[Start]

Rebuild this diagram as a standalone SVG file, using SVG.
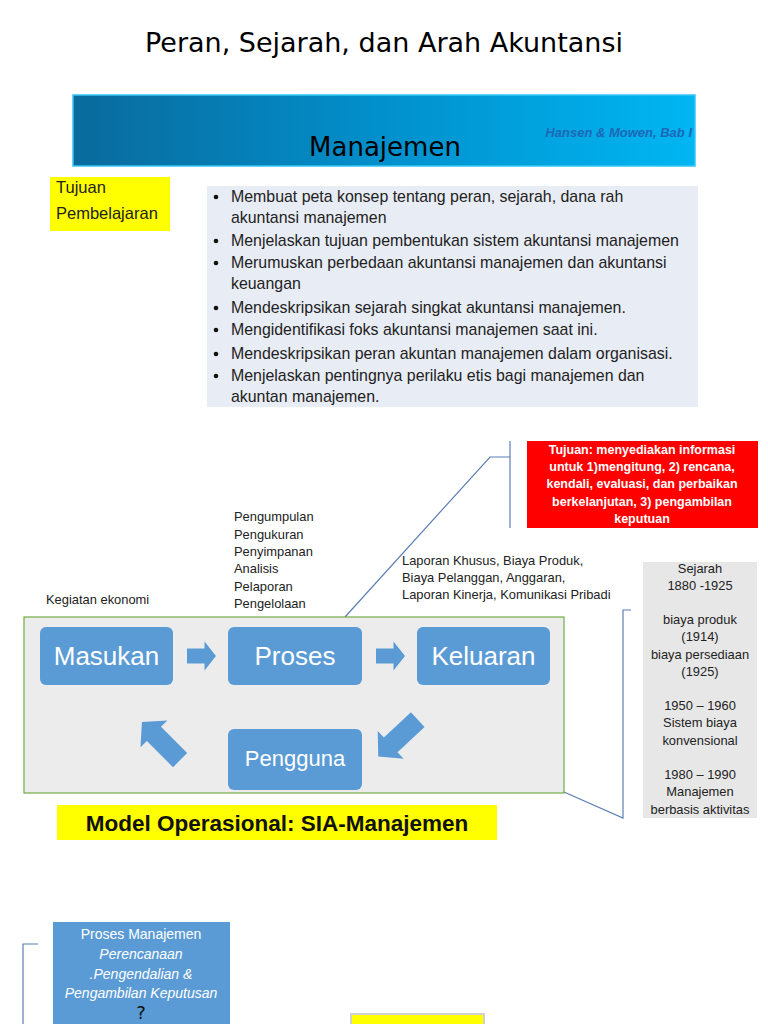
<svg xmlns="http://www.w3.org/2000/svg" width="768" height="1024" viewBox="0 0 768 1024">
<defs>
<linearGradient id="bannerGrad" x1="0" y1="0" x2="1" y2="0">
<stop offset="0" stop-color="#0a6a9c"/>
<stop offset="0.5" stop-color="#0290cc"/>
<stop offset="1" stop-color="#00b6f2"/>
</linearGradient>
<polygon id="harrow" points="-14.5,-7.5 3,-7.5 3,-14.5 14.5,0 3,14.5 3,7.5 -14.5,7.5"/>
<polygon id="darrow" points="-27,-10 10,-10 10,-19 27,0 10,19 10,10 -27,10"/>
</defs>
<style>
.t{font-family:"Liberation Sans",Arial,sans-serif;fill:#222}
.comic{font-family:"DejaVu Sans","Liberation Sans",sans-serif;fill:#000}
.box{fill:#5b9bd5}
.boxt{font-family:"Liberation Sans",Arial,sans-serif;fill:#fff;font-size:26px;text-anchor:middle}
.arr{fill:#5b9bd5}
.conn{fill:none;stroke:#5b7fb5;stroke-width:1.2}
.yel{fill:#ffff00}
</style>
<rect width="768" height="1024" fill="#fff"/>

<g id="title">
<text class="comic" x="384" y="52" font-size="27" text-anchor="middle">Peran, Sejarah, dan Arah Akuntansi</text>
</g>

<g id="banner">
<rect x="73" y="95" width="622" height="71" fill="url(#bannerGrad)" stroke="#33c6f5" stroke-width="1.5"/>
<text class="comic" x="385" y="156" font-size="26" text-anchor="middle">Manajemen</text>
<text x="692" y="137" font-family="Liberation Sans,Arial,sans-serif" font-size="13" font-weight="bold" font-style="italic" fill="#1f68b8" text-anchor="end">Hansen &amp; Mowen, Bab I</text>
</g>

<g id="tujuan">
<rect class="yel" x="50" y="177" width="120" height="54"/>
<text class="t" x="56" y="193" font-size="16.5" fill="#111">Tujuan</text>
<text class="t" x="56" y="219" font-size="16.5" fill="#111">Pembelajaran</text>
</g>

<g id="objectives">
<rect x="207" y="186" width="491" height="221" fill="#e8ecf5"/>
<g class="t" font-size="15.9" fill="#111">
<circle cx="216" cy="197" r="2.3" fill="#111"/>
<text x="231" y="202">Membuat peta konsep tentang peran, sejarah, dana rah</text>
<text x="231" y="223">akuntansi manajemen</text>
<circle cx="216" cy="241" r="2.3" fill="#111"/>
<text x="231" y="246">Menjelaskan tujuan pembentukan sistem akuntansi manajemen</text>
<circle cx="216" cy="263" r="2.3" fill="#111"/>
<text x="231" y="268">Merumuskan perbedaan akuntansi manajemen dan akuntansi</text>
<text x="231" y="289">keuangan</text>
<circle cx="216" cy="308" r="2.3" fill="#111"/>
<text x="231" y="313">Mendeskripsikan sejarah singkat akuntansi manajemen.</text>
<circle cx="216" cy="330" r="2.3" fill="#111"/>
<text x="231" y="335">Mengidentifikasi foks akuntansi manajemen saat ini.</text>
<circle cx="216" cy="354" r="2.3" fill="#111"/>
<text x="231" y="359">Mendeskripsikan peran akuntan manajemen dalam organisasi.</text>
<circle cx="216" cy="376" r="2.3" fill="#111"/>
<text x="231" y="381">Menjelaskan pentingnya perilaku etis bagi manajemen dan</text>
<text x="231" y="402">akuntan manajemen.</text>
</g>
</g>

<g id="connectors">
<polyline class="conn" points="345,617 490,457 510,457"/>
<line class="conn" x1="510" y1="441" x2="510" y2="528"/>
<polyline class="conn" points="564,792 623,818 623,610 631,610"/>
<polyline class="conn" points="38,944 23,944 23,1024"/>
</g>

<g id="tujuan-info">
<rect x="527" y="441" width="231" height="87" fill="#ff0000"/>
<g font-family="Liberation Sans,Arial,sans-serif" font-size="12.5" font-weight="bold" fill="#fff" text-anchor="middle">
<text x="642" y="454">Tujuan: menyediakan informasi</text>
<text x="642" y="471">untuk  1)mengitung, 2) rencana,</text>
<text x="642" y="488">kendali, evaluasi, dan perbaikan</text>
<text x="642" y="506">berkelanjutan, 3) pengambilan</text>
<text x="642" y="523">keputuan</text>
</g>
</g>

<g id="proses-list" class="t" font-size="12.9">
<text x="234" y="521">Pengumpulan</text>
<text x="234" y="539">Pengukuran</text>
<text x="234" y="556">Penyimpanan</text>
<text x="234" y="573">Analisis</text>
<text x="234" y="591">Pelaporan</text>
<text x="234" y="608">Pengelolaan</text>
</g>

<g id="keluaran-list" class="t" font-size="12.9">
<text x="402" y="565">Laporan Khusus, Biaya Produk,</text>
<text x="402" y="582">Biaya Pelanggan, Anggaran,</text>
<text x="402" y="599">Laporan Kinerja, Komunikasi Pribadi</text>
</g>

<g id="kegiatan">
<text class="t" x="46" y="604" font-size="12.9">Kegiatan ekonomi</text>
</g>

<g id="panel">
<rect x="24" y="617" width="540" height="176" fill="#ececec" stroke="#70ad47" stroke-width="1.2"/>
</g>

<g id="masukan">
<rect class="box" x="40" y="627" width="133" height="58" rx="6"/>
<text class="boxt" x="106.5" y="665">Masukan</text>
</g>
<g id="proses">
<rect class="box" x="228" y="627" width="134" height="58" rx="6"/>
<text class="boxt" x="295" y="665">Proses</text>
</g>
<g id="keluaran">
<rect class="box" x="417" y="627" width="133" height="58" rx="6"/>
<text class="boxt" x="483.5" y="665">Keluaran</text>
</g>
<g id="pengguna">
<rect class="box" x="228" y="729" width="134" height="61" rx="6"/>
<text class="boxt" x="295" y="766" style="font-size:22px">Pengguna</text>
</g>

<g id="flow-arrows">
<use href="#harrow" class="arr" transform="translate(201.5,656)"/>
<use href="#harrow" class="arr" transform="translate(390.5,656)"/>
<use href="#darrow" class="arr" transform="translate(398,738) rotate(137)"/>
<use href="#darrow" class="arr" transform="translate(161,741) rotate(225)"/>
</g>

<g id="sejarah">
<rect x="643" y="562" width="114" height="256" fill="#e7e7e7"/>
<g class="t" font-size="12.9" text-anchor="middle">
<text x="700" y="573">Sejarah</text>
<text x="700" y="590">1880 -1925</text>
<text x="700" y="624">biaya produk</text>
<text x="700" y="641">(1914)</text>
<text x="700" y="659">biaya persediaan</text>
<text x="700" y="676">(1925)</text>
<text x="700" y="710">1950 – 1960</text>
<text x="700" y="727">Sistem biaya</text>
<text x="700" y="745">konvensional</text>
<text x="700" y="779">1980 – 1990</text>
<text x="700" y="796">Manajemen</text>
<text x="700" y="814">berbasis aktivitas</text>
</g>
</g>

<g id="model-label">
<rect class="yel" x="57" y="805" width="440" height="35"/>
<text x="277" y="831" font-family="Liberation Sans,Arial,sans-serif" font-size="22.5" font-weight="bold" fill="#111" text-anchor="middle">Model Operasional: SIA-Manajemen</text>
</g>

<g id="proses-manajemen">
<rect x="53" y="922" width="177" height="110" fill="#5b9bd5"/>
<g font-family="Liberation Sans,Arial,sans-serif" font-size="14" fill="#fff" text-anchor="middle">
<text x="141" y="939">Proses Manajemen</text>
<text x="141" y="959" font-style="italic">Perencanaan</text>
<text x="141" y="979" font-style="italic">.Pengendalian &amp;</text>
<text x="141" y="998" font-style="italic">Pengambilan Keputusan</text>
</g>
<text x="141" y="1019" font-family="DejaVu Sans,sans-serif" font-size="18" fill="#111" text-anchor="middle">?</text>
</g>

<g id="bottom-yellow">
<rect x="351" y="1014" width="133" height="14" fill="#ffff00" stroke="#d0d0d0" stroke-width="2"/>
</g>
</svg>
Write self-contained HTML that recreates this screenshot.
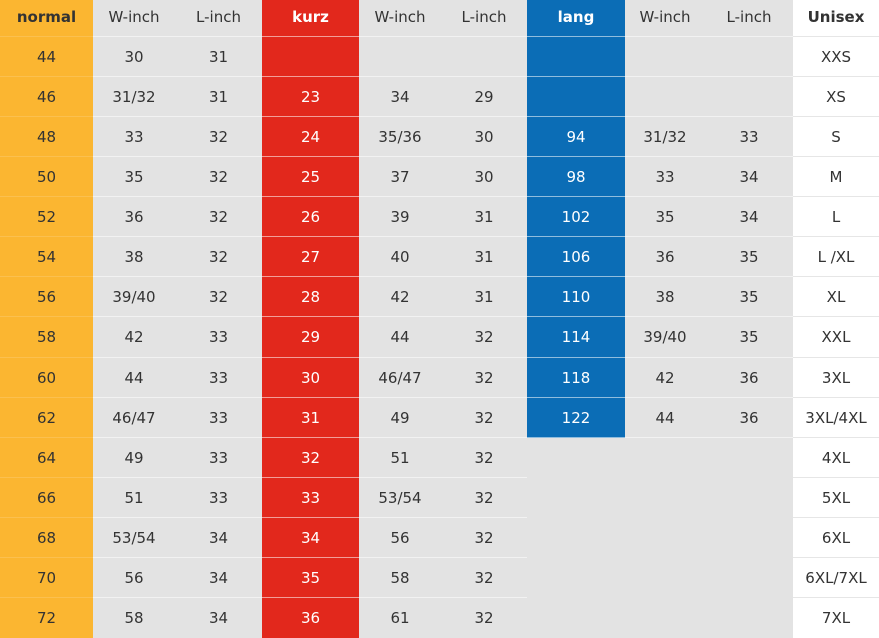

[End]

Given request:
Determine the number of lines in the records that include the string "this", and respond with that number only.

Completed task:
2